The official poverty measure has important effects—direct and indirect—on government policies and programs. Some government assistance programs for low-income people determine eligibility for benefits or services by comparing families' resources to the poverty thresholds or a multiple of them.3 Also, some formulas for allocating federal funds include state or local poverty rates as a factor.

The poverty measure influences policy making more broadly as an indicator of economic well-being to which policy makers, advocates, analysts, and the general public are sensitive. Trends in poverty rates over time and differences in poverty rates across population groups are often cited as reasons that a particular policy (or set of policies) is, or is not, needed. For example, the recent expansion of the Earned Income Tax Credit (EITC) was prompted by statistics on poverty among working families.

The poverty measure also plays a role in evaluating government programs for low-income people and, more generally, the effects of government policies and economic growth on the distribution of income. In academia, there is a large literature on the characteristics of the poor, factors leading to poverty and other kinds of deprivation, and the effects of poverty on other behaviors and outcomes.
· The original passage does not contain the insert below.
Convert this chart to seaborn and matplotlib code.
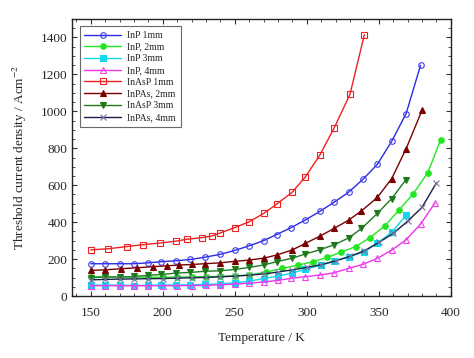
import numpy as np
import pandas as pd
import matplotlib
matplotlib.use("Agg")
import matplotlib.pyplot as plt
from matplotlib.ticker import MultipleLocator
import seaborn as sns

# ---- data ----
T_inp1 = [150,160,170,180,190,199,209,219,229,240,250,260,270,279,289,299,309,319,329,339,349,359,369,379]
J_inp1 = [175,175,175,175,180,186,191,198,210,226,247,272,300,333,370,412,458,508,562,632,713,838,988,1249]

T_inp2 = [150,160,170,180,190,200,210,220,230,240,250,260,272,283,294,304,314,324,334,344,354,364,374,384,393]
J_inp2 = [105,104,103,103,102,102,103,104,105,107,109,114,130,150,168,185,209,238,268,317,378,465,555,667,847]

T_inp3 = [150,160,170,180,190,199,209,219,229,240,250,260,270,280,290,299,310,319,329,340,349,359,369]
J_inp3 = [59,59,59,57,58,60,60,61,63,66,72,80,95,108,125,145,167,190,212,240,287,345,438]

T_inp4 = [150,160,170,180,190,200,210,220,230,240,250,260,270,280,289,299,309,319,329,339,349,359,369,379,389]
J_inp4 = [56,56,56,56,56,56,56,57,58,61,65,70,76,85,96,105,114,126,150,172,204,249,305,389,504]

T_inasp1 = [150,162,175,186,198,209,217,227,234,240,250,260,270,279,290,299,309,319,330,340]
J_inasp1 = [250,256,268,278,287,297,308,316,325,342,371,402,447,497,563,645,762,910,1092,1415]

T_inpas2 = [150,160,171,182,193,203,211,220,229,240,250,260,270,279,290,299,309,319,329,338,349,359,369,380]
J_inpas2 = [139,142,148,153,159,164,168,171,175,180,188,195,205,222,250,285,324,366,411,461,534,636,798,1005]

T_inasp3 = [150,160,170,180,190,199,209,219,229,240,250,260,270,279,290,299,309,319,329,338,349,359,369]
J_inasp3 = [99,104,103,106,112,117,124,128,134,137,144,155,168,186,205,228,250,278,314,366,447,528,631]

T_inpas4 = [150,160,170,180,190,200,210,220,230,240,250,260,270,280,290,300,310,320,330,340,350,360,370,380,390]
J_inpas4 = [88,90,92,93,94,95,97,99,101,104,108,113,120,130,142,155,170,190,215,245,290,339,405,480,612]

labels = ["InP 1mm", "InP, 2mm", "InP 3mm", "InP, 4mm",
          "InAsP 1mm", "InPAs, 2mm", "InAsP 3mm", "InPAs, 4mm"]

series = [
    (T_inp1, J_inp1, dict(color="#2a2ae6", marker="o", mfc="none", mec="#3a3af0")),
    (T_inp2, J_inp2, dict(color="#22e622", marker="o", mfc="#22e622", mec="#22e622")),
    (T_inp3, J_inp3, dict(color="#10d8e8", marker="s", mfc="#10d8ee", mec="#10d8ee")),
    (T_inp4, J_inp4, dict(color="#ee33ee", marker="^", mfc="none", mec="#ee44ee")),
    (T_inasp1, J_inasp1, dict(color="#ee2020", marker="s", mfc="none", mec="#ee2020")),
    (T_inpas2, J_inpas2, dict(color="#7a0000", marker="^", mfc="#7a0000", mec="#7a0000")),
    (T_inasp3, J_inasp3, dict(color="#1f7a1f", marker="v", mfc="#1f7a1f", mec="#1f7a1f")),
    (T_inpas4, J_inpas4, dict(color="#1c1c4a", marker="x", mfc="none", mec="#7878a0")),
]

sns.set_style("ticks")
plt.rcParams["font.family"] = ["Liberation Serif", "DejaVu Serif"]
plt.rcParams["mathtext.fontset"] = "stix"

fig = plt.figure(figsize=(4.74, 3.58), dpi=100)
ax = fig.add_axes([0.152, 0.173, 0.799, 0.774])

for (T, J, st), lab in zip(series, labels):
    df = pd.DataFrame({"T": T, "J": J})
    sns.lineplot(data=df, x="T", y="J", ax=ax, label=lab, color=st["color"],
                 marker=st["marker"], markerfacecolor=st["mfc"],
                 markeredgecolor=st["mec"], markersize=4.0, markeredgewidth=0.8,
                 linewidth=1.0, estimator=None, sort=True)

ax.set_xlim(137, 400)
ax.set_ylim(0, 1500)
ax.xaxis.set_major_locator(MultipleLocator(50))
ax.xaxis.set_minor_locator(MultipleLocator(10))
ax.yaxis.set_major_locator(MultipleLocator(200))
ax.yaxis.set_minor_locator(MultipleLocator(50))
ax.set_yticks([0, 200, 400, 600, 800, 1000, 1200, 1400])
ax.tick_params(which="both", direction="in", top=True, right=True, labelsize=9.5,
               color="#333333")
ax.tick_params(which="major", length=3.5, width=0.8)
ax.tick_params(which="minor", length=2, width=0.6)
ax.tick_params(axis="x", pad=8)
for s in ax.spines.values():
    s.set_linewidth(1.0)
    s.set_color("#222222")

ax.set_xlabel("Temperature / K", fontsize=9.5, labelpad=9)
ax.set_ylabel("Threshold current density / Acm$^{-2}$", fontsize=9.5, labelpad=8)

leg = ax.legend(loc="upper left", bbox_to_anchor=(0.012, 0.985), fontsize=7.0,
                frameon=True, fancybox=False, edgecolor="#444444",
                handlelength=3.8, handletextpad=0.6, labelspacing=0.28,
                borderpad=0.5, borderaxespad=0.3)
leg.get_frame().set_linewidth(0.8)

fig.savefig("out.png", dpi=100)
Consequently, each year's poverty figures are sought by policy makers, researchers, and the media, who look to see if the rate has changed for the nation as a whole and for specific population groups and to understand the causes and consequences of changes in the rate and their implications for public policy. For all of these users, it is critical that the measure provide an accurate picture of trends over time and of differences among groups, such as children, the elderly, minorities, working people, people receiving government assistance, people in cities, and people in rural areas.

Poverty statistics regularly make the headlines, but, increasingly over the past decade, so do stories that question the soundness of the concepts and methodology from which the official numbers derive. In response to a request of the U.S. Congress, the Committee on National Statistics of the National Research Council established a study panel to address the concerns about the poverty measure and also to consider related conceptual and methodological issues in establishing standards for welfare payments to needy families.

Our panel—the Panel on Poverty and Family Assistance: Concepts, Information Needs, and Measurement Methods—has concluded that revisions to the current poverty measure are long overdue. We have developed a new measure, embracing both the concept of the poverty standard or threshold

3  

Most of the programs that relate eligibility to the poverty measure actually use the poverty guidelines, which were originally developed by OEO and are issued annually by the U.S. Department of Health and Human Services. The poverty guidelines are constructed by smoothing the official thresholds for different size families (see Fisher, 1992c). For historical reasons, the guidelines are higher than the thresholds for Alaska (by 25%) and Hawaii (by 15%).